On Thu, 18 Nov 2004, Ross Kendall Axe wrote:
Ross Kendall Axe wrote:
A possibility that hadn't occurred to me was using sendto to send packets
without connecting. Is this supposed to work? If so, then my patch is
indeed inappropriate. If not, then that needs fixing also.
Well, my reading of socket(2) suggests that it's _not_ supposed to work.
sendto() on a non connected socket should fail with ENOTCONN.
This patch causes sendmsg on SOCK_SEQPACKET unix domain sockets to return
EISCONN or ENOTSUPP as appropriate if the 'to' address is specified.
For sendto():
The address must be ignored on a connected mode socket (i.e. in this case).

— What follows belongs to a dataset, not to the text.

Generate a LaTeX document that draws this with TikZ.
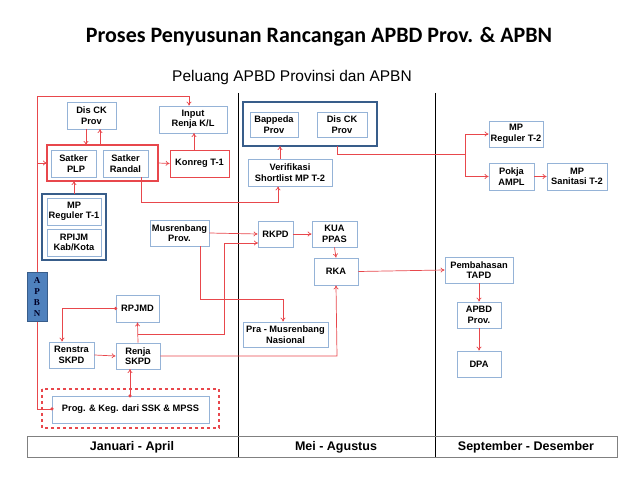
\documentclass[tikz,border=0pt]{standalone}
\usepackage{fontspec}
\setmainfont{Liberation Sans}
\newfontfamily\titlefont{Carlito}
\newfontfamily\serifb{Liberation Serif}
\usetikzlibrary{arrows.meta,calc}
\definecolor{lred}{HTML}{E8474C}
\definecolor{lblue}{HTML}{95B3D7}
\definecolor{dblue}{HTML}{385D8A}
\definecolor{fblue}{HTML}{4F81BD}
\tikzset{
  bx/.style={draw=lblue,line width=0.8pt,fill=white,align=center,inner sep=0pt,font=\bfseries\fontsize{9.3}{10.5}\selectfont},
  ar/.style={draw=lred,line width=0.7pt,-{To[length=4pt,width=5pt]}},
  ln/.style={draw=lred,line width=0.7pt},
  dt/.style={circle,fill=lred,inner sep=0pt,minimum size=3.5pt},
}
\newcommand{\bxn}[6]{\node[bx,minimum width=#4pt,minimum height=#5pt] (#1) at (#2,#3) {#6};}
\begin{document}
\begin{tikzpicture}[x=1pt,y=-1pt]
\useasboundingbox (0,0) rectangle (638,478);
\node[font=\titlefont\bfseries\fontsize{22}{25}\selectfont] (title) at (319,37) {Proses Penyusunan Rancangan APBD Prov. \& APBN};
\node[font=\fontsize{15.5}{17}\selectfont] (sub) at (292,77) {Peluang APBD Provinsi dan APBN};
% columns
\draw[line width=1pt] (238,93) -- (238,458);
\draw[line width=1pt] (435,93) -- (435,458);
\draw[line width=0.8pt,draw=gray] (27,436) rectangle (617,457);
\node[font=\bfseries\fontsize{12.5}{14}\selectfont] (c1) at (132,447) {Januari - April};
\node[font=\bfseries\fontsize{12.5}{14}\selectfont] (c2) at (336,447) {Mei - Agustus};
\node[font=\bfseries\fontsize{12.5}{14}\selectfont] (c3) at (526,447) {September - Desember};
% group boxes
\draw[lred,line width=1.8pt] (47,145) rectangle (158,181);
\draw[dblue,line width=1.8pt] (42,194) rectangle (106,260);
\draw[dblue,line width=1.8pt] (243,102) rectangle (377,146);
\draw[lred,line width=1.5pt,dashed] (42,389) rectangle (219,428);
% nodes
\bxn{dck1}{91.5}{115.5}{49}{27}{Dis CK\\Prov}
\bxn{input}{193}{119.5}{68}{27}{Input\\Renja K/L}
\bxn{plp}{73.5}{163.5}{45}{27}{Satker\\\ \ PLP}
\bxn{randal}{125.5}{163.5}{45}{27}{Satker\\Randal}
\node[bx,draw=lred,minimum width=59pt,minimum height=27pt] (konreg) at (199.5,163.5) {Konreg T-1};
\bxn{mpr1}{74}{211.5}{54}{27}{MP\\Reguler T-1}
\bxn{rpijm}{74}{242.5}{54}{27}{RPIJM\\Kab/Kota}
\bxn{musp}{179.5}{233}{59}{26}{Musrenbang\\Prov.}
\bxn{rpjmd}{137.5}{308.5}{43}{27}{RPJMD}
\bxn{renstra}{71.5}{355}{45}{26}{Renstra\\SKPD}
\bxn{renja}{138}{356}{44}{26}{Renja\\SKPD}
\bxn{prog}{130.5}{409.5}{157}{27}{Prog. \& Keg. dari SSK \& MPSS}
\bxn{pramus}{285.5}{334.5}{85}{25}{Pra - Musrenbang\\Nasional}
\bxn{bapp}{274}{124.5}{48}{25}{Bappeda\\Prov}
\bxn{dck2}{342}{124.5}{50}{25}{Dis CK\\Prov}
\bxn{verif}{290}{172.5}{84}{27}{Verifikasi\\Shortlist MP T-2}
\bxn{rkpd}{275.5}{234}{35}{26}{RKPD}
\bxn{kua}{334.5}{234}{45}{26}{KUA\\PPAS}
\bxn{rka}{336}{271.5}{44}{27}{RKA}
\bxn{mpr2}{516}{134}{54}{26}{MP\\Reguler T-2}
\bxn{pokja}{511.5}{176.5}{45}{27}{Pokja\\AMPL}
\bxn{mpsan}{577}{176.5}{60}{27}{MP\\Sanitasi T-2}
\bxn{tapd}{479}{270}{68}{26}{Pembahasan\\TAPD}
\bxn{apbd}{479}{315}{44}{26}{APBD\\Prov.}
\bxn{dpa}{479}{364}{44}{26}{DPA}
\node[draw=dblue,fill=fblue,line width=1pt,minimum width=20pt,minimum height=49pt,inner sep=0pt,align=center,text=black!85!blue,font=\serifb\bfseries\fontsize{9}{11}\selectfont] (apbn) at (37,297.5) {A\\P\\B\\N};
% connectors
\coordinate (lt) at (37,96);
\draw[ln] (apbn.north) -- (lt);
\draw[ar] (lt) -| (input.north -| 189,0);
\draw[ar] (37,163) -- (47,163);
\draw[ln] (apbn.south) |- (52,409) node[dt,pos=1] {};
\draw[ar] (86,129) -- (86,145);
\draw[ar] (100,145) -- (100,129);
\draw[ar] (74,194) -- (74,181);
\draw[ar] (158,163) -- (konreg.west);
\draw[ar] (konreg.north -| 194,0) -- (194,133);
\draw[ar] (randal.south -| 141,0) -- (141,202) -| (verif.south -| 278,0);
\draw[ar] (verif.north -| 280,0) -- (280,146);
\draw[ar] (musp.east) -- (rkpd.west);
\draw[ar] (musp.south -| 200,0) -- (200,299) -| (pramus.north -| 283,0);
\draw[ar] (renja.north) -- (rpjmd.south);
\draw[ar] (138,334) -- (224,334) -- (224,243) -- (258,243);
\draw[ar] (rpjmd.west) -| (renstra.north -| 62,0) node[dt,pos=0] {};
\draw[ar] (renstra.east) -- (renja.west);
\draw[ar] (renja.east) -- (337,356) -- (rka.south);
\draw[ar] (130,396) node[dt] {} -- (130,369);
\draw[ar] (rkpd.east) -- (kua.west);
\draw[ar] (kua.south) -- (rka.north);
\draw[ar] (rka.east) -- (tapd.west);
\draw[ar] (tapd.south) -- (apbd.north);
\draw[ar] (apbd.south) -- (dpa.north);
\draw[ln] (337,146) -- (337,154) -- (465,154);
\draw[ar] (465,154) |- (mpr2.west);
\draw[ar] (465,154) |- (pokja.west);
\draw[ar] (pokja.east) -- (mpsan.west);
\end{tikzpicture}
\end{document}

According to the send(2) man page, we may return EISCONN if the address
and addr length are not NULL and zero. I think that the man page is
incorrect. Posix says that EISCONN means "A destination address was
specified and the socket is already connected", not "A destination address
was specified and the socket is connected mode". i.e. we should only return EISCONN if the socket is in a connected state.

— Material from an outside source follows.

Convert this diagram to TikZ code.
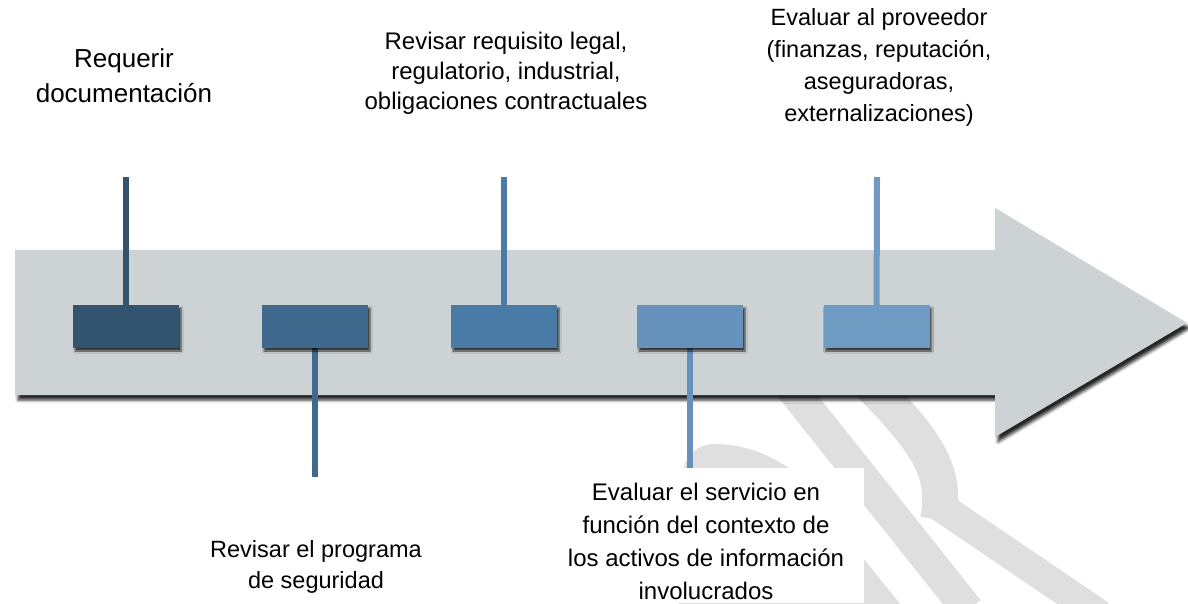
\documentclass[tikz,border=0pt]{standalone}
\usepackage{fontspec}
\setmainfont{Liberation Sans}
\usetikzlibrary{shadows.blur}
\definecolor{arrowgrey}{RGB}{205,211,212}
\definecolor{wmgrey}{RGB}{223,223,223}
\definecolor{cA}{HTML}{33546F}
\definecolor{cB}{HTML}{3F6A8D}
\definecolor{cC}{HTML}{4A7BA7}
\definecolor{cD}{HTML}{6591BA}
\definecolor{cE}{HTML}{6F9BC2}
\tikzset{
  wm/.style={wmgrey},
  stepbox/.style={rectangle, minimum width=106pt, minimum height=43pt, inner sep=0pt,
    blur shadow={shadow xshift=2pt, shadow yshift=-3pt, shadow blur radius=2pt, shadow opacity=75}},
  stem/.style={line width=6pt, line cap=butt},
  lbl/.style={align=center, inner sep=0pt, text=black},
}
\begin{document}
\begin{tikzpicture}[x=1pt,y=-1pt]
\useasboundingbox (0,0) rectangle (1188,603);
% watermark
\fill[wm] (679,610) -- (679,500) .. controls (679,465) and (690,444) .. (715,444)
  .. controls (745,444) and (770,455) .. (792,470) -- (905,610) -- cycle;
\draw[wm, line width=32pt] (785,380) -- (968,610);
\draw[wm, line width=36pt] (866,380) .. controls (925,440) and (948,470) .. (938,520);
\draw[wm, line width=30pt] (938,505) -- (1100,615);
% white panel behind lower text
\fill[white] (548,468) rectangle (864,603);
% arrow
\fill[arrowgrey, blur shadow={shadow xshift=3pt, shadow yshift=-5pt, shadow blur radius=3pt, shadow opacity=85}]
  (15,250) -- (995,250) -- (995,208) -- (1187,323) -- (995,437) -- (995,395) -- (15,395) -- cycle;
% stem end points
\coordinate (t1) at (126,177);
\coordinate (t2) at (315,477);
\coordinate (t3) at (504,177);
\coordinate (t4) at (690,468);
\coordinate (t5) at (877,177);
% box positions
\path (126,326.5) coordinate (p1) (315,326.5) coordinate (p2) (504,326.5) coordinate (p3)
      (690,326.5) coordinate (p4) (876.5,326.5) coordinate (p5);
% stems
\draw[stem, cA] (t1) -- (p1);
\draw[stem, cB] (p2) -- (t2);
\draw[stem, cC] (t3) -- (p3);
\draw[stem, cD] (p4) -- (t4);
\draw[stem, cE] (t5) -- (p5);
% boxes
\node[stepbox, fill=cA] (b1) at (p1) {};
\node[stepbox, fill=cB] (b2) at (p2) {};
\node[stepbox, fill=cC] (b3) at (p3) {};
\node[stepbox, fill=cD] (b4) at (p4) {};
\node[stepbox, fill=cE] (b5) at (p5) {};
% labels
\node[lbl, font=\fontsize{26}{35}\selectfont] (l1) at (124,76) {Requerir\\documentación};
\node[lbl, font=\fontsize{24}{30}\selectfont] (l3) at (506,73) {Revisar requisito legal,\\regulatorio, industrial,\\obligaciones contractuales};
\node[lbl, font=\fontsize{23.5}{32}\selectfont] (l5) at (879,67) {Evaluar al proveedor\\(finanzas, reputación,\\aseguradoras,\\externalizaciones)};
\node[lbl, font=\fontsize{23.5}{31}\selectfont] (l2) at (316,567) {Revisar el programa\\de seguridad};
\node[lbl, font=\fontsize{24}{33}\selectfont] (l4) at (706,541) {Evaluar el servicio en\\función del contexto de\\los activos de información\\involucrados};
\end{tikzpicture}
\end{document}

I'm not sure if we should return any error at all if an address is supplied to sendto() on SOCK_SEQPACKET. We're only required to ignore it.
I would say that we should return an error as it is likely a progamming mistake in the application and we should let them know.
However, as mentioned above, I don't think EISCONN is appropriate in this case. EINVAL might be better.
It also causes recvmsg to return EINVAL on unconnected sockets. This
behaviour is consistent with SOCK_STREAM sockets.
This seems incorrect too, Posix says to use ENOTCONN.
There is a non SELinux-related bug lurking in this code.
I got this oops
when trying to kill a modified version of seqpacket-crash which keeps
sending in a loop and uses sendto() and an address with SOCK_SEQPACKET.